By Georgina Prodhan
LONDON, March 27 (Reuters) - The Financial Times is gaining market share in readership and advertising as the global economic crisis plays to its strengths, its chief executive says, but no increase in headcount should be expected this year.
Online subscriptions are growing with revenues up about 20 percent in February, and the FT’s venture into video is paying for itself many times over, said John Ridding, who runs the newspaper and its online business, part of British publishing group Pearson (PSON.L).
“This story, it’s our story,” he said, referring to the recession gripping much of the world. “What’s going on out there is absolutely in our zone.”
Ridding declined to comment in detail on expected staffing levels. The FT is currently cutting about 5 percent of its staff, or 80 jobs, across its global operations.
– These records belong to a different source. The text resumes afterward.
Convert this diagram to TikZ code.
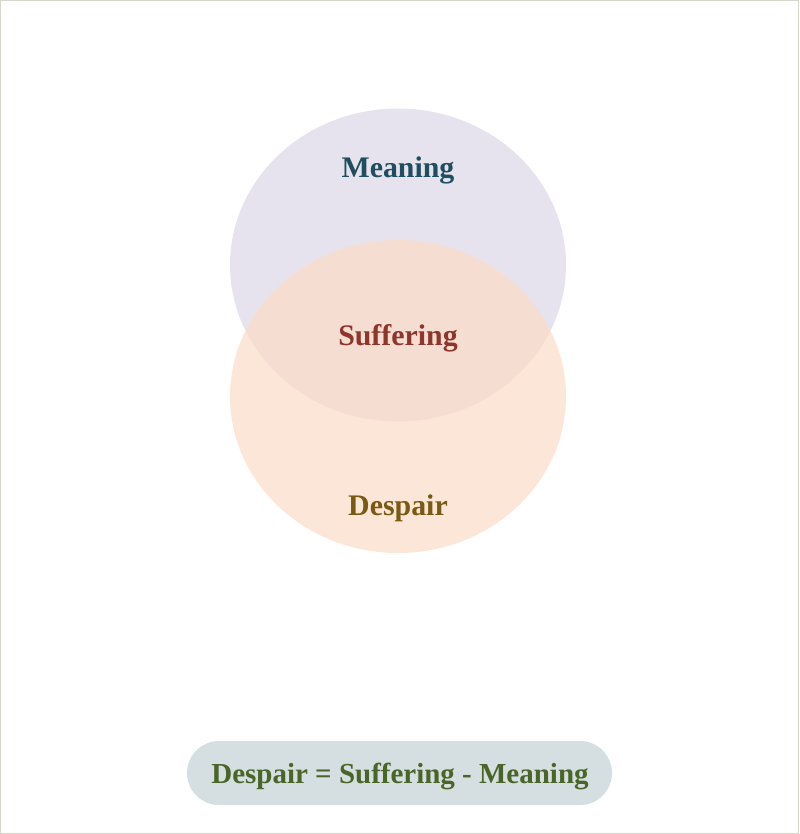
\documentclass[tikz,border=0pt]{standalone}
\usepackage{fontspec}
\setmainfont{Liberation Serif}
\definecolor{lavender}{HTML}{E7E3EE}
\definecolor{peach}{HTML}{FBDCC8}
\definecolor{pillgray}{HTML}{D5DFE1}
\definecolor{edgegray}{HTML}{D6D6CA}
\definecolor{meaningcol}{HTML}{1F4E5F}
\definecolor{sufferingcol}{HTML}{8E352C}
\definecolor{despaircol}{HTML}{7A5A12}
\definecolor{formulacol}{HTML}{4A6528}
\tikzset{
  label/.style={font=\fontsize{17}{20}\selectfont\bfseries, inner sep=0pt},
}
\begin{document}
\begin{tikzpicture}[x=0.02cm,y=-0.02cm]
                \useasboundingbox (0,0) rectangle (800,834);
                \draw[edgegray,line width=0.8pt] (0.5,0.5) rectangle (798.5,833.5);
                % the two circles
                \fill[lavender] (398,265) ellipse (168 and 156.5);
                \fill[peach,fill opacity=0.72] (398,396.5) ellipse (168 and 156.5);
                \node[label,text=meaningcol] (meaning) at (398,170) {Meaning};
                \node[label,text=sufferingcol] (suffering) at (398,338) {Suffering};
                \node[label,text=despaircol] (despair) at (398,508) {Despair};
                % formula
                \fill[pillgray,rounded corners=32*0.02cm] (187,741) rectangle (612,805);
                \node[label,font=\fontsize{16.5}{20}\selectfont\bfseries,text=formulacol] (formula) at (400,776) {Despair = Suffering - Meaning};
            \end{tikzpicture}
\end{document}
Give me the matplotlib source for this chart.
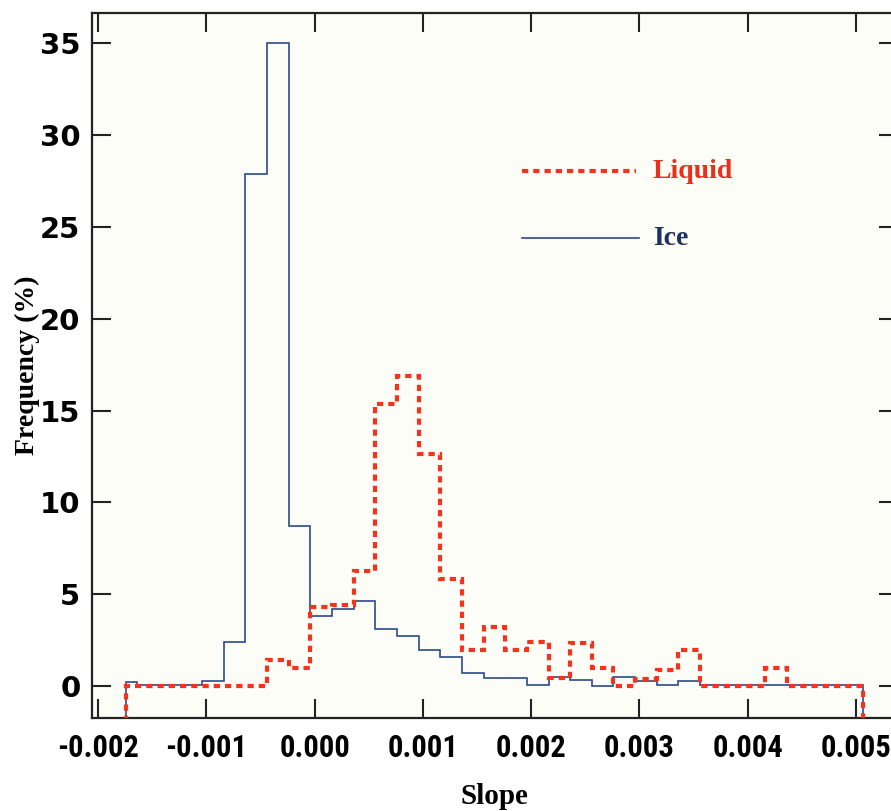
import numpy as np
import matplotlib
matplotlib.use("Agg")
import matplotlib.pyplot as plt
from matplotlib import font_manager

# bin centres of the slope histogram (step plot, bin width 0.0002)
slope_centres = np.arange(-0.00174, 0.00507, 0.0002)

# frequencies (%), one per bin
ice_freq = [0.2, 0.05, 0.05, 0.05, 0.3, 2.4, 27.9, 35.0, 8.7, 3.8,
            4.2, 4.65, 3.1, 2.72, 1.96, 1.6, 0.7, 0.45, 0.45, 0.05,
            0.5, 0.33, 0.0, 0.5, 0.25, 0.05, 0.29, 0.05, 0.05, 0.05,
            0.05, 0.05, 0.05, 0.05, 0.05]
liquid_freq = [0.0, 0.0, 0.0, 0.0, 0.0, 0.0, 0.0, 1.42, 0.96, 4.3,
               4.4, 6.28, 15.36, 16.9, 12.64, 5.81, 1.96, 3.2, 1.96, 2.41,
               0.42, 2.32, 0.96, 0.0, 0.4, 0.9, 1.96, 0.0, 0.0, 0.0,
               0.96, 0.0, 0.0, 0.0, 0.0]

x_ticks = [-0.002, -0.001, 0.000, 0.001, 0.002, 0.003, 0.004, 0.005]
x_labels = ["-0.002", "-0.001", "0.000", "0.001", "0.002", "0.003", "0.004", "0.005"]
y_ticks = [0, 5, 10, 15, 20, 25, 30, 35]

red = "#f5331d"
navy = "#2b4a8e"


def pick_font(names):
    for n in names:
        try:
            font_manager.findfont(n, fallback_to_default=False)
            return n
        except Exception:
            pass
    return "DejaVu Sans"


narrow = pick_font(["Liberation Sans Narrow", "Roboto Condensed", "DejaVu Sans"])

# step edges: half bins at both ends, midpoints in between
edges = np.concatenate([[slope_centres[0]],
                        (slope_centres[:-1] + slope_centres[1:]) / 2,
                        [slope_centres[-1]]])

fig = plt.figure(figsize=(8.91, 8.11), dpi=100)
ax = fig.add_axes([91.5 / 891, 1 - 718 / 811, 806.5 / 891, 704.7 / 811])
ax.set_facecolor("#fdfdf7")

ax.stairs(ice_freq, edges, baseline=-10, fill=False, color=navy, linewidth=1.2, zorder=2)
ax.stairs(liquid_freq, edges, baseline=-10, fill=False, color=red, linewidth=3.0,
          linestyle=(0, (1.5, 1.2)), zorder=3)

ax.set_xlim(-0.00206, 0.005387)
ax.set_ylim(-1.74, 36.64)

ax.set_xticks(x_ticks)
ax.set_xticklabels(x_labels, fontfamily=narrow, fontweight="bold", fontsize=22)
ax.set_yticks(y_ticks)
ax.set_yticklabels([str(v) for v in y_ticks], fontfamily="DejaVu Sans", fontweight="bold", fontsize=21)
ax.tick_params(direction="in", length=14, width=1.5, top=True, right=True, color="#222222")
ax.tick_params(axis="x", pad=11)
ax.tick_params(axis="y", pad=8)
for s in ax.spines.values():
    s.set_linewidth(1.6)
    s.set_color("#222222")

ax.set_xlabel("Slope", fontfamily="Liberation Serif", fontweight="bold", fontsize=21, labelpad=14)
ax.set_ylabel("Frequency (%)", fontfamily="Liberation Serif", fontweight="bold", fontsize=20, labelpad=0)

# hand-made legend
ax.plot([0.534, 0.675], [0.776, 0.776], transform=ax.transAxes, color=red,
        linewidth=3.0, linestyle=(0, (1.5, 1.2)))
ax.plot([0.534, 0.679], [0.681, 0.681], transform=ax.transAxes, color=navy, linewidth=1.2)
ax.text(0.696, 0.776, "Liquid", transform=ax.transAxes, color="#e8301c", va="center",
        fontfamily="Liberation Serif", fontweight="bold", fontsize=20)
ax.text(0.696, 0.681, "Ice", transform=ax.transAxes, color="#1d325e", va="center",
        fontfamily="Liberation Serif", fontweight="bold", fontsize=20)

fig.savefig("out.png", dpi=100, facecolor="white")
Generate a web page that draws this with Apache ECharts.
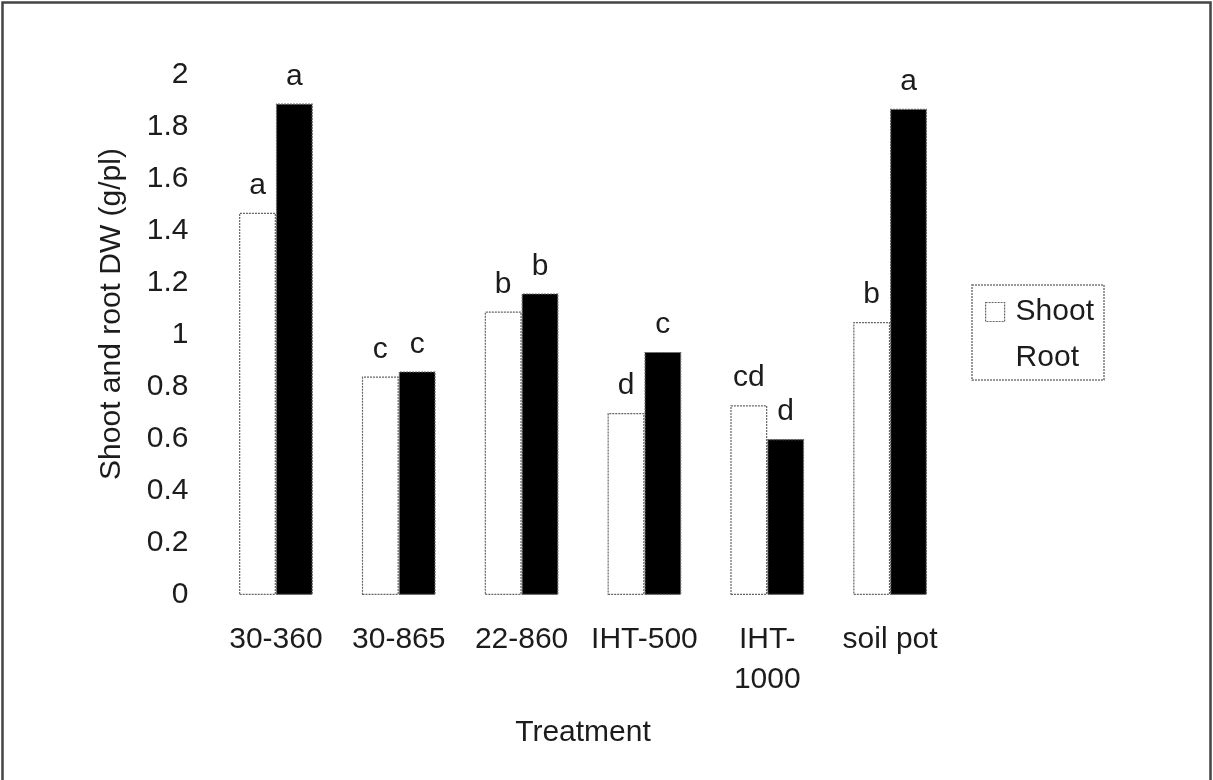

It has offered staff options to work a shorter week and take extended leave.
He said only that staff numbers, which rose in 2008, were unlikely to do so again this year. “We’ve got to be pretty careful this year... because it’s tough and there’s not much visibility, so I wouldn’t expect them to.”
Ridding did not rule out further increases in the price of the FT newspaper, which currently costs 1.80 pounds ($2.60) for the weekday edition and 2.30 pounds at weekends. The company has recently raised prices for online subscriptions.
“People should be confident about charging for quality journalism, and we are,” he said. “We’re always looking at our pricing,” he added.
Asked whether the FT, had received any takeover approaches, Ridding replied: “No.”
He said Pearson, which also publishes educational texts and Penguin Books, had been very supportive of the FT’s ventures into global expansion and digital products.